# START OF Data section

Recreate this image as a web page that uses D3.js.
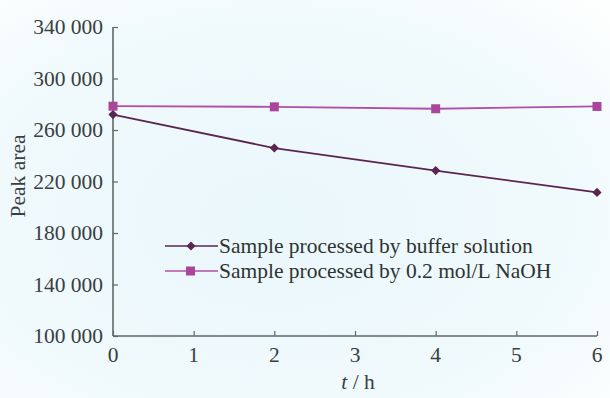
<!DOCTYPE html>
<html><head><meta charset="utf-8">
<script src="https://cdn.jsdelivr.net/npm/d3@7"></script>
<style>html,body{margin:0;padding:0;background:#fff;}svg{display:block;}</style>
</head><body>
<svg id="c" width="610" height="398"></svg>
<script>
const hours = [0, 2, 4, 6];
const bufferValues = [272000, 246000, 228500, 211500];
const naohValues = [278500, 278000, 276500, 278300];
const xTicks = [0, 1, 2, 3, 4, 5, 6];
const yTicks = [100000, 140000, 180000, 220000, 260000, 300000, 340000];
const seriesNames = ["Sample processed by buffer solution", "Sample processed by 0.2 mol/L NaOH"];

const svg = d3.select("#c");
const defs = svg.append("defs");
const g = defs.append("radialGradient").attr("id","bg").attr("cx","45%").attr("cy","55%").attr("r","75%");
g.append("stop").attr("offset","0%").attr("stop-color","#eaf7fb");
g.append("stop").attr("offset","70%").attr("stop-color","#f1fafd");
g.append("stop").attr("offset","100%").attr("stop-color","#fdfefe");
svg.append("rect").attr("width",610).attr("height",398).attr("fill","url(#bg)");

const x = d3.scaleLinear().domain([0,6]).range([113,597]);
const y = d3.scaleLinear().domain([100000,340000]).range([336,27]);
const axisColor = "#5d6a66";
const font = "'Liberation Serif', 'Times New Roman', serif";
const fs = 21.5;
const fmt = d => d3.format(",")(d).replace(/,/g, " ");

// y axis
const ya = svg.append("g").attr("transform","translate(113,0)")
  .call(d3.axisRight(y).tickValues(yTicks).tickSize(5).tickFormat(""));
ya.select(".domain").attr("stroke",axisColor).attr("stroke-width",1.6).attr("d","M0,27V336");
ya.selectAll(".tick line").attr("stroke",axisColor).attr("stroke-width",1.2);
svg.append("g").selectAll("text").data(yTicks).join("text")
  .attr("x",103).attr("y",d=>y(d)).attr("dy","0.33em").attr("text-anchor","end")
  .attr("font-family",font).attr("font-size",fs).attr("fill","#3a403e").text(fmt);

// x axis
const xa = svg.append("g").attr("transform","translate(0,336)")
  .call(d3.axisTop(x).tickValues(xTicks).tickSize(5).tickFormat(""));
xa.select(".domain").attr("stroke",axisColor).attr("stroke-width",1.6).attr("d","M113,0H597");
xa.selectAll(".tick line").attr("stroke",axisColor).attr("stroke-width",1.2);
svg.append("g").selectAll("text").data(xTicks).join("text")
  .attr("x",d=>x(d)).attr("y",362).attr("text-anchor","middle")
  .attr("font-family",font).attr("font-size",fs).attr("fill","#3a403e").text(d=>d);

// axis titles
const xl = svg.append("text").attr("x",358).attr("y",389).attr("text-anchor","middle")
  .attr("font-family",font).attr("font-size",fs).attr("fill","#3a403e");
xl.append("tspan").attr("font-style","italic").text("t");
xl.append("tspan").text(" / h");
svg.append("text").attr("transform","translate(25,176) rotate(-90)").attr("text-anchor","middle")
  .attr("font-family",font).attr("font-size",fs).attr("fill","#3a403e").text("Peak area");

const colBuf = "#5a2650", colNa = "#b24fa6";
const line = d3.line().x((d,i)=>x(hours[i])).y(d=>y(d));
svg.append("path").attr("d",line(bufferValues)).attr("fill","none").attr("stroke",colBuf).attr("stroke-width",1.8);
svg.append("path").attr("d",line(naohValues)).attr("fill","none").attr("stroke",colNa).attr("stroke-width",1.8);
svg.append("g").selectAll("path").data(bufferValues).join("path")
  .attr("transform",(d,i)=>`translate(${x(hours[i])},${y(d)}) rotate(45)`).attr("d",d3.symbol().type(d3.symbolSquare).size(42)).attr("fill",colBuf);
svg.append("g").selectAll("rect").data(naohValues).join("rect")
  .attr("x",(d,i)=>x(hours[i])-4.5).attr("y",d=>y(d)-4.5).attr("width",9).attr("height",9).attr("fill","#a9469c");

// legend
const leg = [{c:colBuf, t:seriesNames[0], y:246, m:"d"},{c:colNa, t:seriesNames[1], y:271, m:"s"}];
leg.forEach(l=>{
  svg.append("line").attr("x1",165).attr("x2",218).attr("y1",l.y).attr("y2",l.y).attr("stroke",l.c).attr("stroke-width",1.5);
  if(l.m==="d") svg.append("path").attr("transform",`translate(191,${l.y}) rotate(45)`).attr("d",d3.symbol().type(d3.symbolSquare).size(42)).attr("fill",l.c);
  else svg.append("rect").attr("x",186).attr("y",l.y-4.5).attr("width",9).attr("height",9).attr("fill","#a9469c");
  svg.append("text").attr("x",219).attr("y",l.y).attr("dy","0.33em").attr("font-family",font).attr("font-size",fs).attr("fill","#2e3432").text(l.t);
});
</script>
</body></html>
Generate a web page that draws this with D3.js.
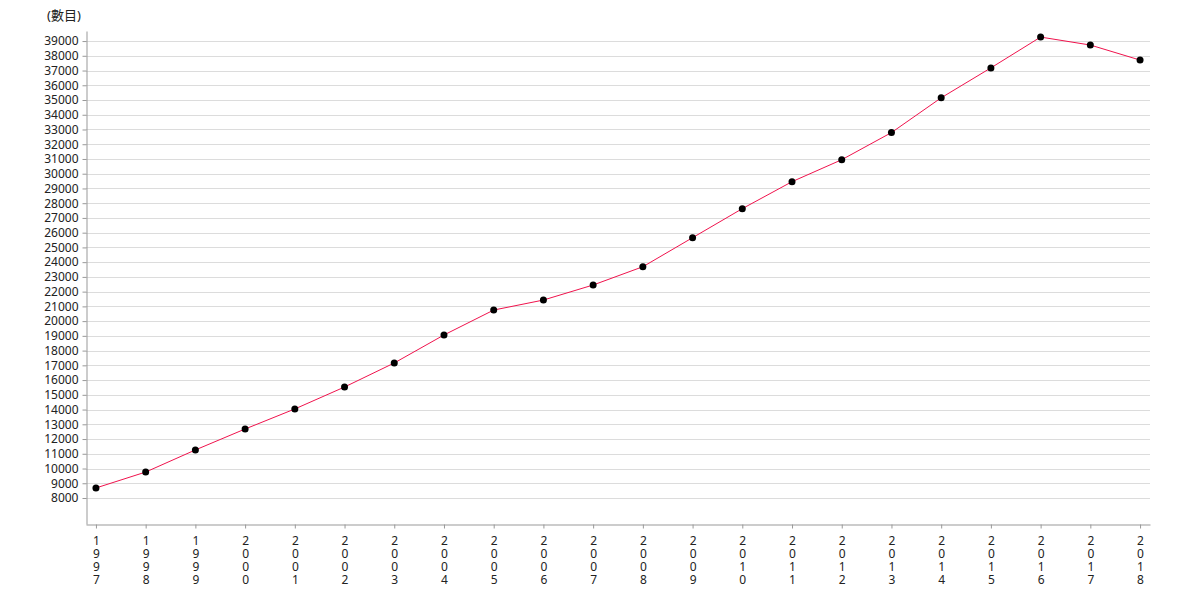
<!DOCTYPE html>
<html>
<head>
<meta charset="utf-8">
<script src="https://cdn.jsdelivr.net/npm/d3@7"></script>
<style>
  body { margin: 0; background: #fff; }
  text { font-family: "Noto Sans", "Noto Sans CJK TC", sans-serif; }
</style>
</head>
<body>
<svg id="chart"></svg>
<script>
const width = 1180;
const height = 600;

const years = [1997, 1998, 1999, 2000, 2001, 2002, 2003, 2004, 2005, 2006, 2007,
  2008, 2009, 2010, 2011, 2012, 2013, 2014, 2015, 2016, 2017, 2018];
const counts = [8680, 9760, 11260, 12680, 14040, 15530, 17160, 19060, 20750, 21430, 22450,
  23690, 25660, 27630, 29460, 30950, 32790, 35150, 37180, 39270, 38730, 37710];
const yTicks = d3.range(8000, 39001, 1000);
const unitLabel = "(數目)";

const margin = { top: 31, right: 30, bottom: 76, left: 86 };

const svg = d3.select("#chart")
  .attr("width", width)
  .attr("height", height);

const x = d3.scalePoint()
  .domain(years)
  .range([margin.left, width - margin.right])
  .padding(0.2);

const y = d3.scaleLinear()
  .domain([6236, 39682])
  .range([height - margin.bottom, margin.top]);

// grid
svg.append("g")
  .selectAll("line")
  .data(yTicks)
  .enter().append("line")
  .attr("x1", margin.left)
  .attr("x2", width - margin.right)
  .attr("y1", d => Math.round(y(d)) + 0.5)
  .attr("y2", d => Math.round(y(d)) + 0.5)
  .attr("stroke", "#dcdcdc")
  .attr("stroke-width", 1);

// y axis
const yAxis = svg.append("g")
  .attr("transform", `translate(${margin.left + 0.5},0)`)
  .call(d3.axisLeft(y).tickValues(yTicks).tickSize(4).tickSizeOuter(0).tickPadding(4).tickFormat(d3.format("d")));
yAxis.select(".domain").attr("stroke", "#999");
yAxis.selectAll(".tick line").attr("stroke", "#999");
yAxis.selectAll("text")
  .attr("font-size", 12)
  .attr("fill", "#222")
  .style("font-family", "'Noto Sans', sans-serif");

// x axis
const xAxis = svg.append("g")
  .attr("transform", `translate(0,${height - margin.bottom + 0.5})`)
  .call(d3.axisBottom(x).tickSize(4).tickSizeOuter(0).tickFormat(""));
xAxis.select(".domain").attr("stroke", "#999");
xAxis.selectAll(".tick line").attr("stroke", "#999");

// years stacked one digit per row
xAxis.selectAll(".tick")
  .append("text")
  .attr("text-anchor", "middle")
  .attr("fill", "#222")
  .attr("font-size", 12)
  .style("font-family", "'Noto Sans', sans-serif")
  .selectAll("tspan")
  .data(d => String(d).split(""))
  .enter().append("tspan")
  .attr("x", 0)
  .attr("y", (c, i) => 20 + i * 13)
  .text(c => c);

// line
const line = d3.line()
  .x((d, i) => x(years[i]))
  .y(d => y(d));

svg.append("path")
  .datum(counts)
  .attr("d", line)
  .attr("fill", "none")
  .attr("stroke", "#f0134d")
  .attr("stroke-width", 1);

svg.append("g")
  .selectAll("circle")
  .data(counts)
  .enter().append("circle")
  .attr("cx", (d, i) => x(years[i]))
  .attr("cy", d => y(d))
  .attr("r", 3.5)
  .attr("fill", "#000");

// unit label
svg.append("text")
  .attr("x", 47)
  .attr("y", 20)
  .attr("font-size", 13)
  .attr("fill", "#222")
  .text(unitLabel);
</script>
</body>
</html>
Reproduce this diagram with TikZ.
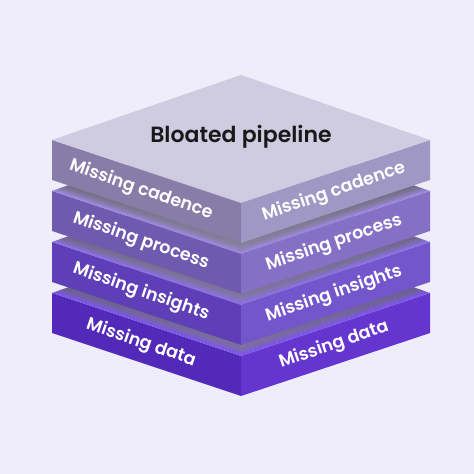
\documentclass[tikz,border=0pt]{standalone}
\usepackage{fontspec}
\setmainfont{Poppins}[BoldFont={Poppins SemiBold}]
\definecolor{bg}{HTML}{EEEDF9}
\definecolor{shade}{HTML}{241060}
\tikzset{
  lbl/.style={text=white,font=\fontsize{17.5}{20}\selectfont\bfseries,inner sep=0pt},
  ttl/.style={text=black!90,font=\fontsize{22}{26}\selectfont\bfseries,inner sep=0pt}
}
\begin{document}
\begin{tikzpicture}[x=1pt,y=1pt]
\fill[bg] (0,0) rectangle (474,474);
\useasboundingbox (0,0) rectangle (474,474);
\foreach \k/\txt/\ct/\cl/\cr in {
  3/Missing data/7D58E8/5229B9/6535D0,
  2/Missing insights/8A70E0/5F3FB8/7456CC,
  1/Missing process/9A88DA/6F5AAF/8570C6,
  0/Missing cadence/CFCBE0/877DA8/A098C4}{
  \pgfmathsetmacro\d{51*\k}
  \pgfmathsetmacro\u{51*(\k-1)}
  \definecolor{ctop}{HTML}{\ct}
  \definecolor{cleft}{HTML}{\cl}
  \definecolor{cright}{HTML}{\cr}
  \coordinate (T\k) at (241,399-\d);
  \coordinate (L\k) at (52,334-\d);
  \coordinate (F\k) at (241,271-\d);
  \coordinate (R\k) at (430,334-\d);
  \coordinate (LB\k) at (52,294-\d);
  \coordinate (FB\k) at (241,231-\d);
  \coordinate (RB\k) at (430,294-\d);
  \fill[cleft] (L\k) -- (F\k) -- (FB\k) -- (LB\k) -- cycle;
  \fill[cright] (F\k) -- (R\k) -- (RB\k) -- (FB\k) -- cycle;
  \fill[ctop] (T\k) -- (L\k) -- (F\k) -- (R\k) -- cycle;
  \ifnum\k>0
  \begin{scope}
    \clip (T\k) -- (L\k) -- (F\k) -- (R\k) -- cycle;
    \foreach \s in {1,...,9}{
      \fill[shade,opacity=0.07,yshift=-\s pt]
        (241,399-\u) -- (52,334-\u) -- (52,294-\u) -- (241,231-\u) -- (430,294-\u) -- (430,334-\u) -- cycle;
    }
  \end{scope}
  \fi
  \node[lbl,rotate=-19] (ll\k) at (141,284-\d) {\txt};
  \node[lbl,rotate=19] (rl\k) at (334,282-\d) {\txt};
}
\node[ttl] (title) at (241,337) {Bloated pipeline};
\end{tikzpicture}
\end{document}
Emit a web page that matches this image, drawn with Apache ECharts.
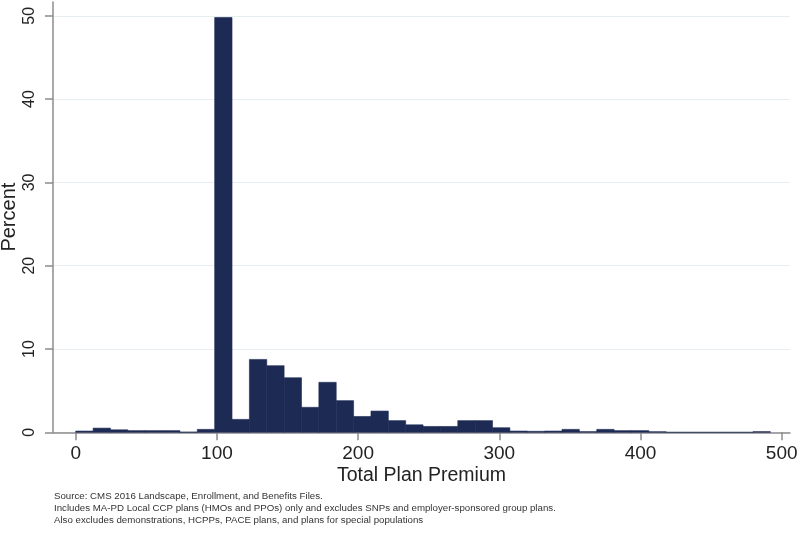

# END OF Data section

What the task asks:
Output nothing but the number of lines in the data containing the string "page".

Correct output:
3